Schools that need more time to prepare the paperwork can request an automatic six-month extension by filing Form 8868 before the original deadline. 7Internal Revenue Service. Instructions for Form 8868 The extension applies only to the filing deadline, not the payment deadline. Tax owed must still be paid by the original due date to avoid penalties and interest.

Because the 2025 amendment takes effect for tax years beginning after December 31, 2025, the IRS will need to update Form 4720 and its instructions to reflect the new tiered rates and the 3,000-student threshold.
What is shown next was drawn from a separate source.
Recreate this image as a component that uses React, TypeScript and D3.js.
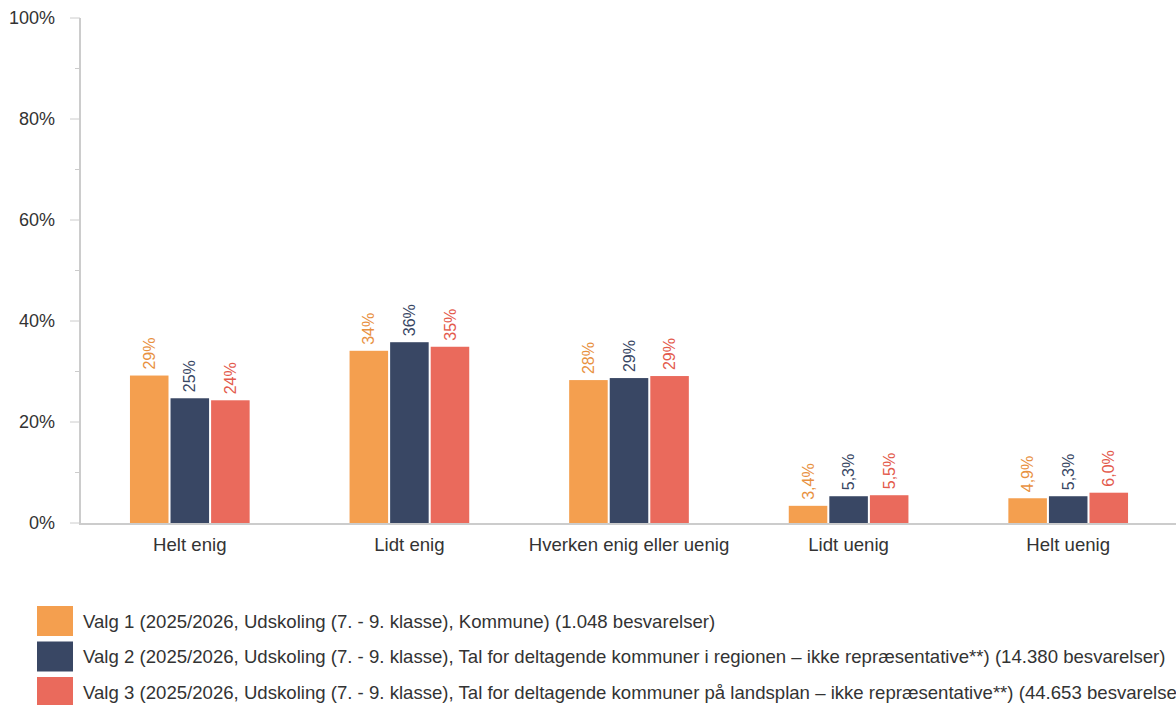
import { useEffect, useRef } from "react";
import * as d3 from "d3";

const categories = ["Helt enig", "Lidt enig", "Hverken enig eller uenig", "Lidt uenig", "Helt uenig"];
const seriesNames = [
  "Valg 1 (2025/2026, Udskoling (7. - 9. klasse), Kommune) (1.048 besvarelser)",
  "Valg 2 (2025/2026, Udskoling (7. - 9. klasse), Tal for deltagende kommuner i regionen – ikke repræsentative**) (14.380 besvarelser)",
  "Valg 3 (2025/2026, Udskoling (7. - 9. klasse), Tal for deltagende kommuner på landsplan – ikke repræsentative**) (44.653 besvarelser)",
];
const valg1 = [29.2, 34.1, 28.3, 3.4, 4.9];
const valg2 = [24.7, 35.8, 28.7, 5.3, 5.3];
const valg3 = [24.3, 34.9, 29.1, 5.5, 6.0];
const yTicks = [0, 20, 40, 60, 80, 100];
const colors = ["#f49f4f", "#394764", "#ea6a5c"];
const labelColors = ["#e8913f", "#394764", "#e35a4c"];

const W = 1176,
  H = 705;
const margin = { top: 18, right: -2, bottom: 182, left: 80 };
const font = "'Liberation Sans', Arial, sans-serif";

const fmt = (v: number) => (v >= 10 ? Math.round(v) + "%" : v.toFixed(1).replace(".", ",") + "%");

function App() {
  const svgRef = useRef(null);

  useEffect(() => {
    document.body.style.margin = "0";
    const svg = d3.select(svgRef.current);
    svg.selectAll("*").remove();

    const series = [valg1, valg2, valg3];
    const x0 = d3.scaleBand().domain(categories).range([margin.left, W - margin.right]);
    const x1 = d3.scaleBand().domain(["0", "1", "2"]).range([0, x0.bandwidth() * 0.545]).paddingInner(0.05);
    const y = d3.scaleLinear().domain([0, 100]).range([H - margin.bottom, margin.top]);

    const g = svg.append("g").style("font-family", font);

    // minor ticks
    g.selectAll("line.minor")
      .data(d3.range(10, 100, 20))
      .enter()
      .append("line")
      .attr("x1", margin.left - 5)
      .attr("x2", margin.left)
      .attr("y1", (d) => y(d))
      .attr("y2", (d) => y(d))
      .attr("stroke", "#ccc")
      .attr("stroke-width", 1);

    g.selectAll("line.major")
      .data(yTicks)
      .enter()
      .append("line")
      .attr("x1", margin.left - 10)
      .attr("x2", margin.left)
      .attr("y1", (d) => y(d))
      .attr("y2", (d) => y(d))
      .attr("stroke", "#ccc")
      .attr("stroke-width", 1);

    g.selectAll("text.ytick")
      .data(yTicks)
      .enter()
      .append("text")
      .attr("x", margin.left - 25)
      .attr("y", (d) => y(d))
      .attr("dy", "0.35em")
      .attr("text-anchor", "end")
      .attr("font-size", 18)
      .attr("fill", "#333")
      .text((d) => d + "%");

    // bars
    categories.forEach((c, i) => {
      const start = (x0(c) as number) + (x0.bandwidth() - x1.range()[1]) / 2;
      series.forEach((s, j) => {
        const bx = start + (x1(String(j)) as number);
        const bw = x1.bandwidth();
        g.append("rect")
          .attr("x", bx)
          .attr("y", y(s[i]))
          .attr("width", bw)
          .attr("height", y(0) - y(s[i]))
          .attr("fill", colors[j]);
        const lx = bx + bw / 2;
        const ly = y(s[i]) - 6;
        g.append("text")
          .attr("transform", `translate(${lx},${ly}) rotate(-90)`)
          .attr("dy", "0.35em")
          .attr("text-anchor", "start")
          .attr("font-size", 16)
          .attr("fill", labelColors[j])
          .text(fmt(s[i]));
      });
      g.append("text")
        .attr("x", (x0(c) as number) + x0.bandwidth() / 2)
        .attr("y", y(0) + 28)
        .attr("text-anchor", "middle")
        .attr("font-size", 18.6)
        .attr("fill", "#333")
        .text(c);
    });

    // axes lines
    g.append("line")
      .attr("x1", margin.left)
      .attr("x2", margin.left)
      .attr("y1", y(100))
      .attr("y2", y(0) + 1)
      .attr("stroke", "#ccc")
      .attr("stroke-width", 2);
    g.append("line")
      .attr("x1", margin.left - 1)
      .attr("x2", W)
      .attr("y1", y(0) + 1)
      .attr("y2", y(0) + 1)
      .attr("stroke", "#ccc")
      .attr("stroke-width", 2);

    // legend
    const lg = g.append("g");
    seriesNames.forEach((n, j) => {
      const cy = 621 + j * 35.5;
      lg.append("rect").attr("x", 37).attr("y", cy - 15).attr("width", 36).attr("height", 30).attr("fill", colors[j]);
      lg.append("text")
        .attr("x", 83)
        .attr("y", cy)
        .attr("dy", "0.35em")
        .attr("font-size", 18.6)
        .attr("fill", "#333")
        .text(n);
    });
  }, []);

  return <svg ref={svgRef} width={W} height={H} style={{ display: "block" }}></svg>;
}

export default App;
Schools filing returns for tax years that began before January 1, 2026, still use the prior 500-student threshold and the flat 1.4% rate.

Late Filing and Late Payment Penalties

Missing the filing deadline carries a penalty of 5% of the unpaid tax for each month (or partial month) the return is late, capped at 25%. Missing the payment deadline triggers a separate penalty of 0.5% per month on the outstanding balance, also capped at 25%. When both penalties run simultaneously, the filing penalty is reduced by the payment penalty amount for each overlapping month, but the combined exposure can still reach 47.5% of the unpaid tax over time.

Interest accrues on top of penalties from the original due date. The IRS sets the underpayment interest rate quarterly; for the first half of 2026, that rate is 7% for the first quarter and 6% for the second quarter. 8Internal Revenue Service. Quarterly Interest Rates Interest compounds daily and runs until the balance is paid in full, making extended delays expensive even when the underlying tax amount is modest.